Most of the questions defense attorney Bill Baxley asked–and most of the answers Riley and Company gave–centered around their insistence they they didn’t do anything for Mike because he was the Speaker. Their investments in his business, help with his job search, coordination, and collaboration was because they were friends, not because he was the Speaker.
But the real question is this: Is Mike the Speaker because he’s your friend?
The picture is clearly painted in the emails between Hubbard and Riley: Hubbard was nothing if not a loyal lapdog for the Riley Machine. Of course they kept him close and used their influence to move him up through the political hierarchy as long as he was willing to do their bidding. They had a common interest: gaining power.
Then Hubbard started to outgrow Riley’s lap–he started to want some favors in return and to capitalize on the years of loyalty that grew into what he saw as a “friendship.” He wanted to start making the big money and play in the same park as the big dogs.
Riley and Canary–and many others who have been named in the indictments–are lobbyists. They needed Hubbard to stay in the Speaker’s seat so that he could push their bills to the top of the stack and keep their clients happy. They had a common interest: making money. And right now, they have a more immediate common interest: getting Hubbard out of trouble so he can return to the dais and continue to make them money.
That’s because Mike Hubbard doesn’t have friends–he has people who share an interest in the goings on of Goat Hill. And sure, maybe they don’t mind each others company.
If you don’t believe me, answer this question: How many of these lobbyists or principals are people who knew Hubbard from before he became involved politically? How many were friends from college or buddies from when the kids played T-ball together? How many of them went to church with Mike or knew Susan before she was Susan Hubbard?
Those people? They would be what the rest of the world calls “friends.” Mike Hubbard doesn’t have friends. He has people who share common interests.
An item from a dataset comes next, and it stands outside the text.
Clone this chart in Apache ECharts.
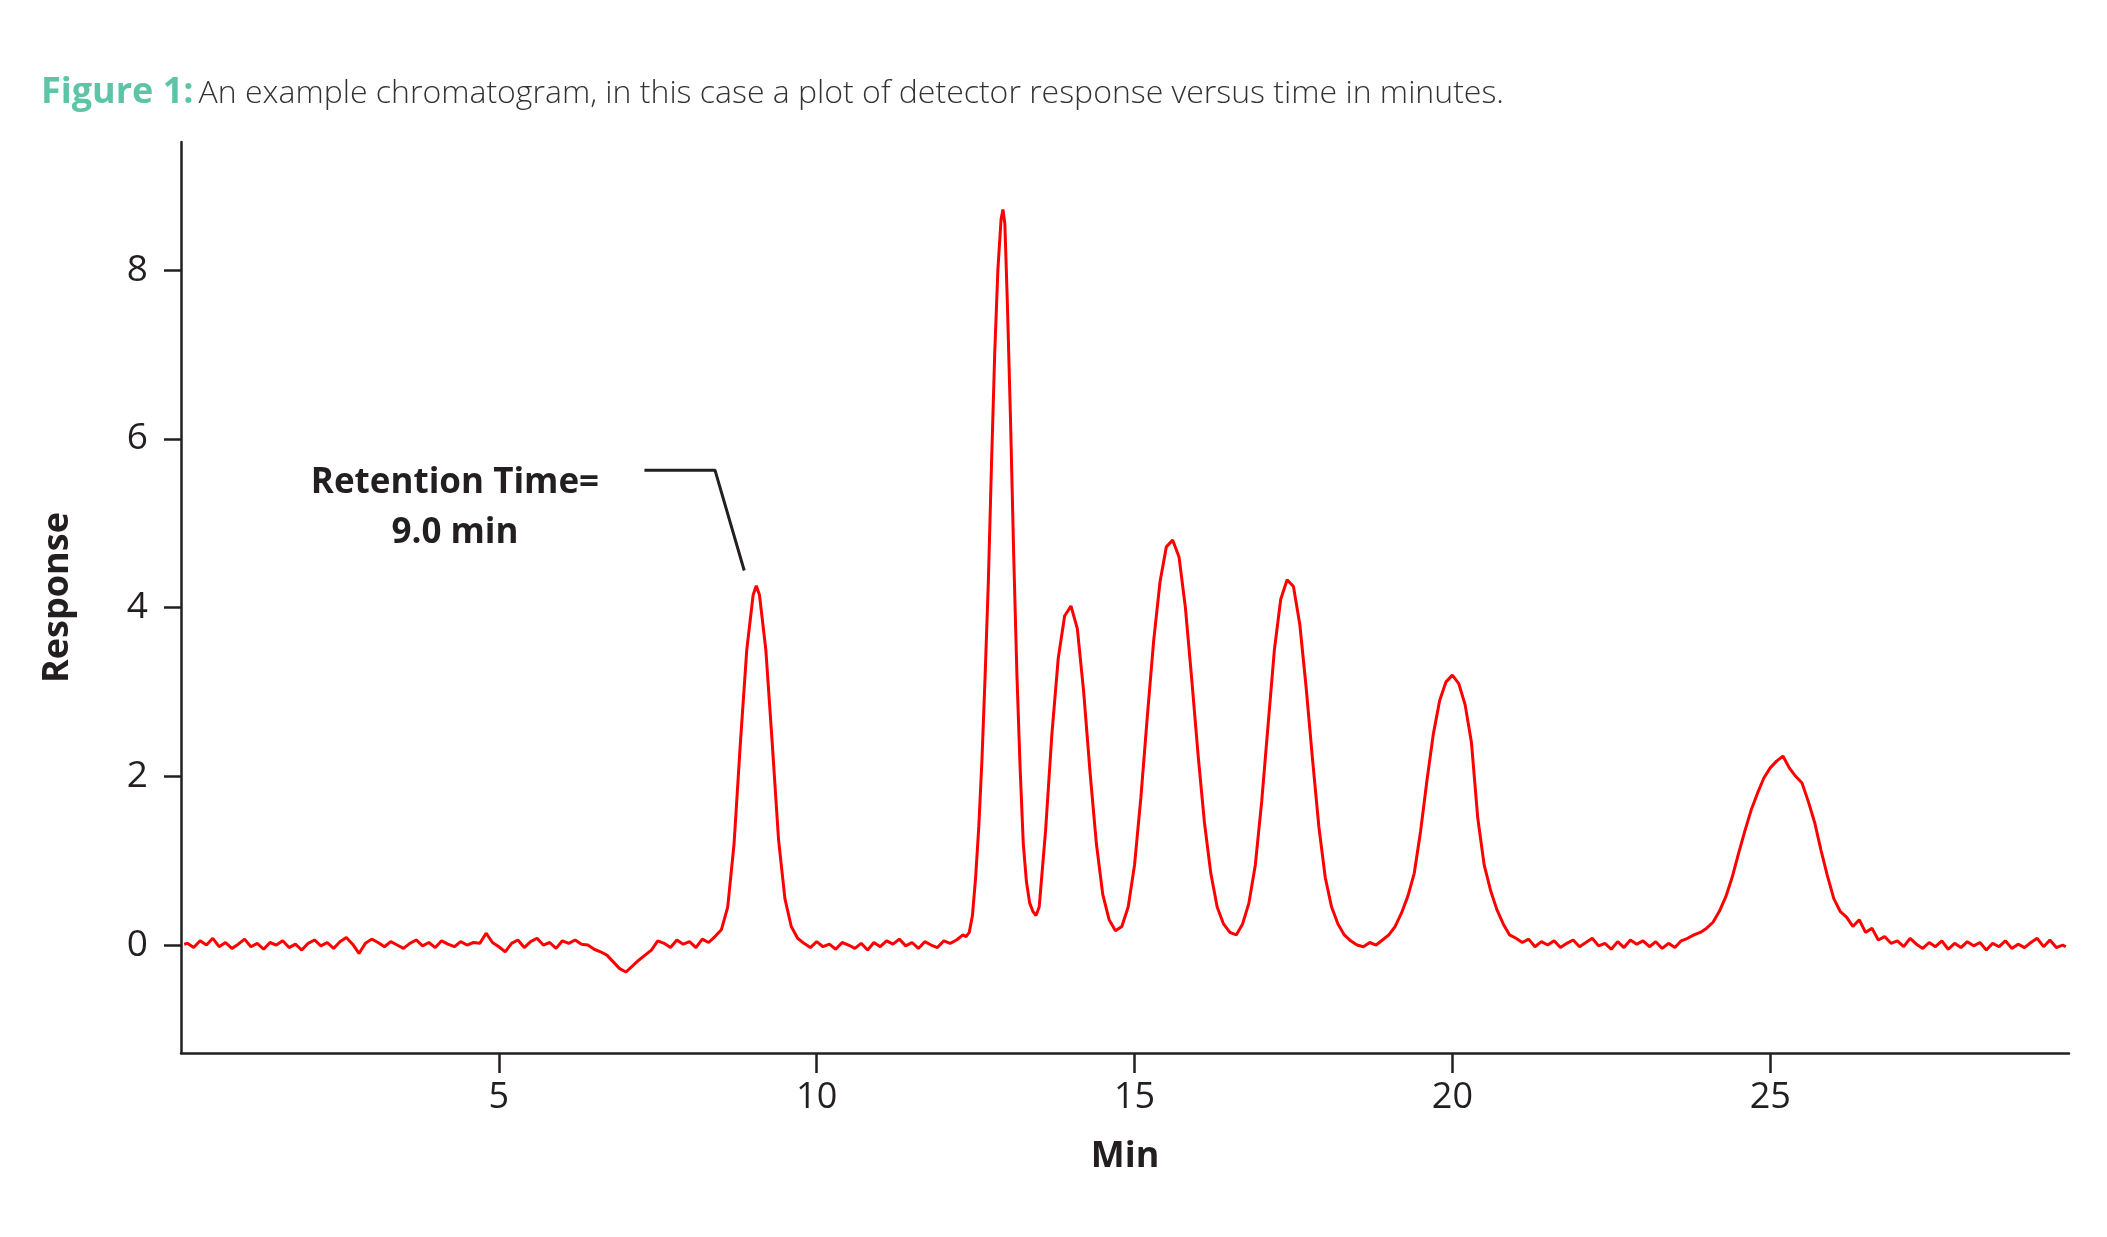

If Mike Hubbard is convicted, I will personally send him a love letter every week that the Rileys stay as close to the Hubbard family as they’ve bragged about on the witness stand, or if Billy Canary keeps up his weekly meetings with Hubbard at the state prison.
Because there are no friends in politics, and that might be the best thing for the people of Alabama who all share a common interest: good, honest government.